The Frenchman slept, or pretended to sleep, leaning his head on the back of his arm-chair, and resting his hand on his knee, but making feeble gestures, as if he were trying to catch something.

Alekseï Aleksandrovitch got up, and cautiously, though he tripped over a table as he did so, stepped over to the chair, and put his hand into the Frenchman's hand. Stepan Arkadyevitch also got up, and opening his eyes wide, and trying to decide whether he were asleep or not, looked from one to the other, and felt his ideas growing more and more confused.

"Que la personne qui est arrivée la dernière, celle qui demande, qu'elle ....sorte. Qu'elle sorte,"[1] murmured the Frenchman, without opening his eyes.
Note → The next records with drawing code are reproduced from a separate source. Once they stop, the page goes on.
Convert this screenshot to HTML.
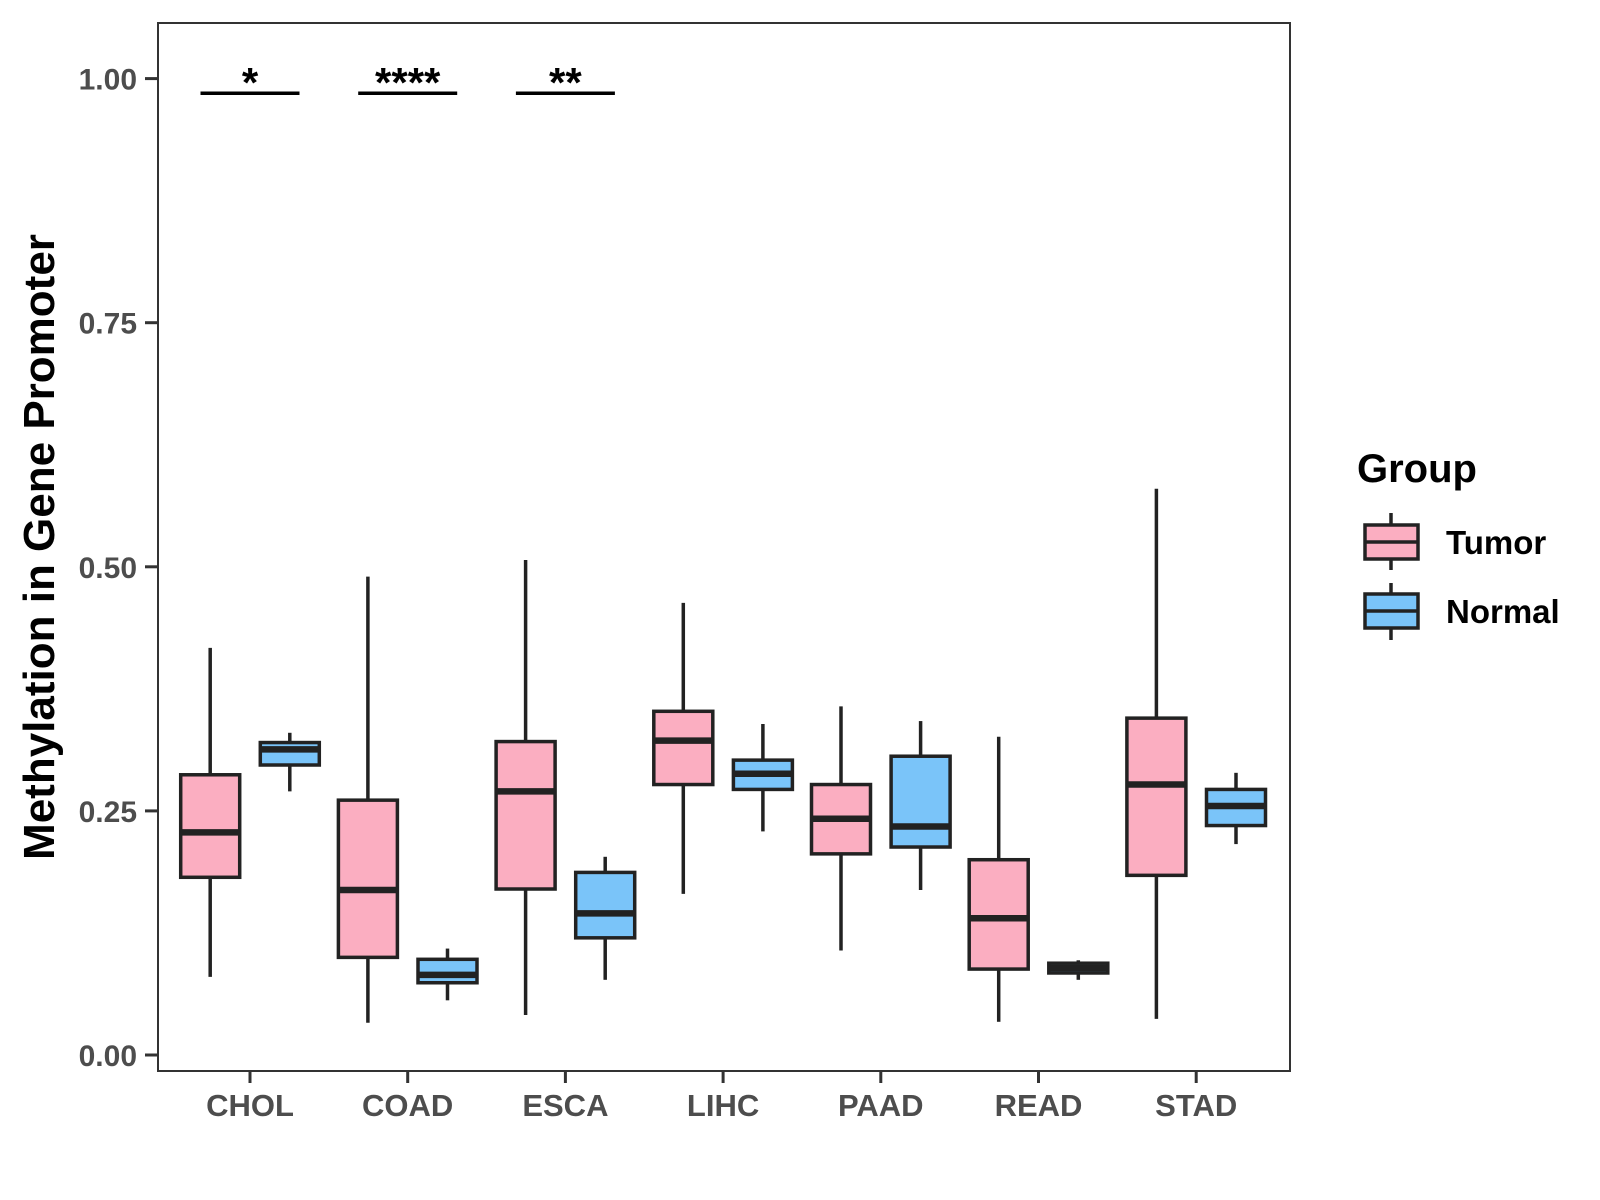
<!DOCTYPE html>
<html><head><meta charset="utf-8"><style>
html,body{margin:0;padding:0;background:#fff;}
svg{display:block;font-family:"Liberation Sans",Arial,sans-serif;font-weight:bold;}
</style></head><body>
<svg id="chart" width="1600" height="1200" viewBox="0 0 1600 1200">
<rect x="0" y="0" width="1600" height="1200" fill="#fff"/>
<g id="marks"></g>
<rect x="158" y="23" width="1132" height="1048" fill="none" stroke="#333" stroke-width="2"/>
<g id="axes"></g>
<text x="0" y="0" transform="translate(54,547) rotate(-90)" text-anchor="middle" font-size="44" fill="#000">Methylation in Gene Promoter</text>
<g>
<text x="1357" y="482" font-size="40" fill="#000">Group</text>
<g>
<line x1="1391" y1="513" x2="1391" y2="570" stroke="#222" stroke-width="3.5"/>
<rect x="1365" y="525" width="53" height="34" fill="#FBAEC1" stroke="#222" stroke-width="3.5"/>
<line x1="1365" y1="542" x2="1418" y2="542" stroke="#222" stroke-width="3.5"/>
<text x="1446" y="554" font-size="33" fill="#000">Tumor</text>
</g>
<g>
<line x1="1391" y1="583" x2="1391" y2="640" stroke="#222" stroke-width="3.5"/>
<rect x="1365" y="594" width="53" height="34" fill="#7AC4F9" stroke="#222" stroke-width="3.5"/>
<line x1="1365" y1="611" x2="1418" y2="611" stroke="#222" stroke-width="3.5"/>
<text x="1446" y="623" font-size="33" fill="#000">Normal</text>
</g>
</g>
</svg>
<script>
const categories = ["CHOL","COAD","ESCA","LIHC","PAAD","READ","STAD"];
// [lower whisker, Q1, median, Q3, upper whisker]
const tumorStats = [
 [0.080,0.182,0.228,0.287,0.417],
 [0.033,0.100,0.169,0.261,0.490],
 [0.041,0.170,0.270,0.321,0.507],
 [0.165,0.277,0.322,0.352,0.463],
 [0.107,0.206,0.242,0.277,0.357],
 [0.034,0.088,0.140,0.200,0.326],
 [0.037,0.184,0.277,0.345,0.580]
];
const normalStats = [
 [0.270,0.297,0.313,0.320,0.330],
 [0.056,0.074,0.082,0.098,0.109],
 [0.077,0.120,0.145,0.187,0.203],
 [0.229,0.272,0.288,0.302,0.339],
 [0.169,0.213,0.234,0.306,0.342],
 [0.077,0.084,0.089,0.094,0.097],
 [0.216,0.235,0.255,0.272,0.289]
];
const yTicks = [0, 0.25, 0.5, 0.75, 1.0];
const yTickLabels = ["0.00","0.25","0.50","0.75","1.00"];
const sigLabels = ["*","****","**","","","",""];
const sigLevel = 0.985;

const NS="http://www.w3.org/2000/svg";
function yScale(v){return 1055 - v*976.4;}
function xScale(i){return 250 + i*157.7;}
const marks=document.getElementById('marks');
const axes=document.getElementById('axes');
function mk(tag,attrs,parent){const e=document.createElementNS(NS,tag);for(const k in attrs)e.setAttribute(k,attrs[k]);parent.appendChild(e);return e;}

function drawBox(s,cx,fill,name){
  const g=mk('g',{},marks);
  
  
  const hw=29.5;
  mk('line',{x1:cx,x2:cx,y1:yScale(s[4]),y2:yScale(s[3]),stroke:'#222','stroke-width':3.5},g);
  mk('line',{x1:cx,x2:cx,y1:yScale(s[1]),y2:yScale(s[0]),stroke:'#222','stroke-width':3.5},g);
  mk('rect',{x:cx-hw,y:yScale(s[3]),width:hw*2,height:Math.max(1,yScale(s[1])-yScale(s[3])),fill:fill,stroke:'#222','stroke-width':3.5},g);
  mk('line',{x1:cx-hw,x2:cx+hw,y1:yScale(s[2]),y2:yScale(s[2]),stroke:'#222','stroke-width':6.5},g);
}
categories.forEach((c,i)=>{
  drawBox(tumorStats[i],xScale(i)-39.8,'#FBAEC1','box-tumor-'+c.toLowerCase());
  drawBox(normalStats[i],xScale(i)+39.8,'#7AC4F9','box-normal-'+c.toLowerCase());
  if(sigLabels[i]){
    const g=mk('g',{},marks);
    
    
    mk('line',{x1:xScale(i)-49.5,x2:xScale(i)+49.5,y1:yScale(sigLevel),y2:yScale(sigLevel),stroke:'#000','stroke-width':3.5},g);
    const t=mk('text',{x:xScale(i),y:yScale(sigLevel)+4,'text-anchor':'middle','font-size':42,fill:'#000'},g);
    t.textContent=sigLabels[i];
  }
  mk('line',{x1:xScale(i),x2:xScale(i),y1:1071,y2:1083,stroke:'#333','stroke-width':3},axes);
  const t=mk('text',{x:xScale(i),y:1116,'text-anchor':'middle','font-size':31,fill:'#4d4d4d'},axes);
  
  
  t.textContent=c;
});
yTicks.forEach((v,i)=>{
  mk('line',{x1:145,x2:158,y1:yScale(v),y2:yScale(v),stroke:'#333','stroke-width':3},axes);
  const t=mk('text',{x:137,y:yScale(v)+11,'text-anchor':'end','font-size':30,fill:'#4d4d4d'},axes);
  
  
  t.textContent=yTickLabels[i];
});
</script>
</body></html>
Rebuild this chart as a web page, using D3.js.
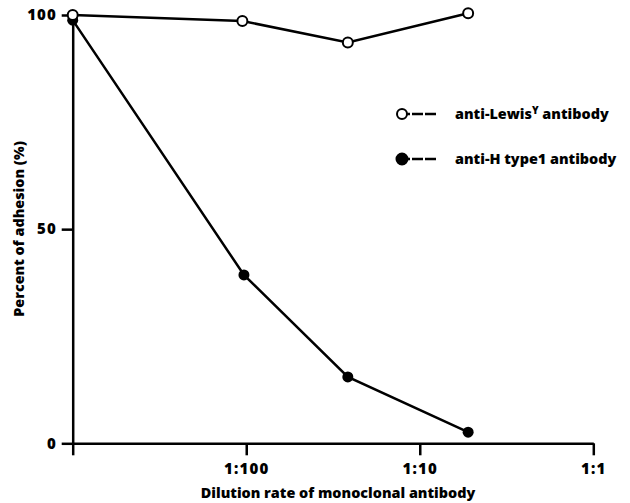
<!DOCTYPE html>
<html><head><meta charset="utf-8">
<script src="https://cdn.jsdelivr.net/npm/d3@7"></script>
<style>body{margin:0;background:#fff}text{font-family:"Open Sans",sans-serif;font-weight:800;fill:#000}</style>
</head><body><svg id="c" width="630" height="503"></svg>
<script>
// dilution (fraction of antibody) on a log axis
const lewisX = [0.001, 0.0095, 0.0385, 0.19];
const lewisY = [100, 98.6, 93.6, 100.4];
const htypeX = [0.001, 0.0097, 0.0385, 0.19];
const htypeY = [98.8, 39.3, 15.5, 2.6];
const xTicks = [0.001, 0.01, 0.1, 1];
const xTickLabels = ["", "1:100", "1:10", "1:1"];
const yTicks = [0, 50, 100];
const seriesNames = ["anti-Lewis", "anti-H type1 antibody"];

const svg = d3.select("#c");
const x = d3.scaleLog().domain([0.001, 1]).range([72.7, 593.3]);
const y = d3.scaleLinear().domain([0, 100]).range([443.3, 15]);

const fs = "14.4px";
// x axis
const xa = svg.append("g").attr("transform", `translate(0,${y(0)})`)
  .call(d3.axisBottom(x).tickValues(xTicks).tickFormat((d,i)=>xTickLabels[i]).tickSize(12).tickSizeOuter(0).tickPadding(8));
xa.select(".domain").attr("stroke-width", 2.5);
xa.selectAll(".tick line").attr("stroke-width", 2.5);
xa.selectAll("text").attr("font-size", "15px").attr("letter-spacing","1.2px").style("font-family","'Open Sans',sans-serif").style("font-weight","800");
// y axis
const ya = svg.append("g").attr("transform", `translate(${x(0.001)},0)`)
  .call(d3.axisLeft(y).tickValues(yTicks).tickSize(11).tickSizeOuter(0).tickPadding(5));
ya.select(".domain").attr("stroke-width", 2.5);
ya.selectAll(".tick line").attr("stroke-width", 2.5);
ya.selectAll("text").attr("font-size", "15px").attr("letter-spacing","1px").style("font-family","'Open Sans',sans-serif").style("font-weight","800");

// titles
svg.append("text").attr("x", 338).attr("y", 498).attr("text-anchor","middle").attr("font-size", fs)
  .text("Dilution rate of monoclonal antibody");
svg.append("text").attr("transform","translate(24,229) rotate(-90)").attr("text-anchor","middle").attr("font-size", fs)
  .text("Percent of adhesion (%)");

const line = d3.line().x(d=>x(d[0])).y(d=>y(d[1]));
const hData = htypeX.map((v,i)=>[v, htypeY[i]]);
const lData = lewisX.map((v,i)=>[v, lewisY[i]]);

svg.append("path").datum(hData).attr("d", line).attr("fill","none").attr("stroke","#000").attr("stroke-width",2.5);
svg.selectAll(".hp").data(hData).enter().append("circle").attr("cx",d=>x(d[0])).attr("cy",d=>y(d[1])).attr("r",5.5).attr("fill","#000");
svg.append("path").datum(lData).attr("d", line).attr("fill","none").attr("stroke","#000").attr("stroke-width",2.5);
svg.selectAll(".lp").data(lData).enter().append("circle").attr("cx",d=>x(d[0])).attr("cy",d=>y(d[1])).attr("r",5).attr("fill","#fff").attr("stroke","#000").attr("stroke-width",2);

// legend
const lg = [{y:114, fill:"#fff"},{y:159, fill:"#000"}];
lg.forEach((o,i)=>{
  svg.append("line").attr("x1",402).attr("x2",437).attr("y1",o.y).attr("y2",o.y)
    .attr("stroke","#000").attr("stroke-width",2.5).attr("stroke-dasharray","8,2,11,2,11");
  svg.append("circle").attr("cx",402).attr("cy",o.y).attr("r",i?5.5:5).attr("fill",o.fill).attr("stroke","#000").attr("stroke-width",2);
});
const t1 = svg.append("text").attr("x",455).attr("y",119).attr("font-size",fs);
t1.append("tspan").text(seriesNames[0]);
t1.append("tspan").attr("dy",-5).attr("font-size","10px").text("Y");
t1.append("tspan").attr("dy",5).text(" antibody");
svg.append("text").attr("x",455).attr("y",164).attr("font-size",fs).text(seriesNames[1]);
</script></body></html>
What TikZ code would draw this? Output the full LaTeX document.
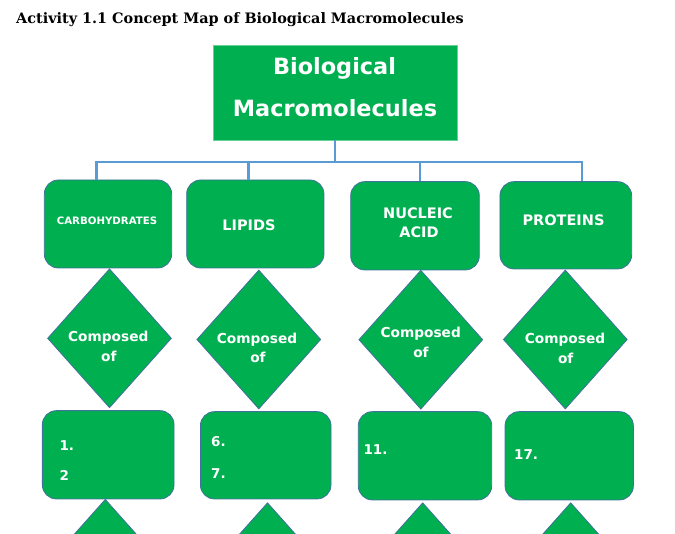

"Vous m'excuserez, mais vous voyez—revenez vers dix heures, encore mieux demain." [2]

"Qu'elle sorte,' repeated the Frenchman, impatiently.

"C'est moi, n'est ce pas?" asked Oblonsky, and at an affirmative sign, forgetting what he was going to ask Lidia Ivanovna, forgetting his sister's affairs, with one single desire to escape as soon as possible, hastened out on his tiptoes and rushed down into the street, as if he were fleeing from a pest-house, and for a long time talked and jested with his driver, so as to bring back his spirits.

At the French Theater, which he reached in time for the last act, and afterward over his champagne at the the Tartars', Stepan Arkadyevitch gradually began to breathe more freely in the familiar atmosphere. Nevertheless, all that evening he was very far from being himself.

When he returned to the house of Piotr Oblonsky, where he made his home in Petersburg, he found a note from Betsy. She wrote him that she was very desirous of finishing their talk, and urged him to call the next day. He had hardly finished reading this note and making up a face at it, when heavy shuffling steps were heard down-stairs as of men lifting some heavy object.

Stepan Arkadyevitch went out to see what it was. It was the rejuvenated Piotr Oblonsky, who was so tipsy that he could not walk up-stairs; but when he caught sight of Stepan Arkadyevitch, he ordered his attendants to put him on his feet, and, clinging to Stepan Arkadyevitch's arm, he managed to reach his room, where he began to relate how he had spent the evening, till he fell asleep.

Stepan Arkadyevitch himself was in such a weak state of mind, that, contrary to his custom, he did not fall asleep quickly. What he had heard and seen during the day was disgusting. But more disgusting than anything else was the recollection of the evening at the Countess Lidia Ivanovna's.

The next day he received from Alekseï Aleksandrovitch a flat refusal in the matter of the divorce, and knew that this decision was based on the words which the Frenchman had uttered during his slumber, real or feigned.

  1. The person who came in last. .... the one who is questionning. .... let him go away.
  2. You will excuse me, but you understand. .... come back at ten o'clock, or, still better, to-morrow.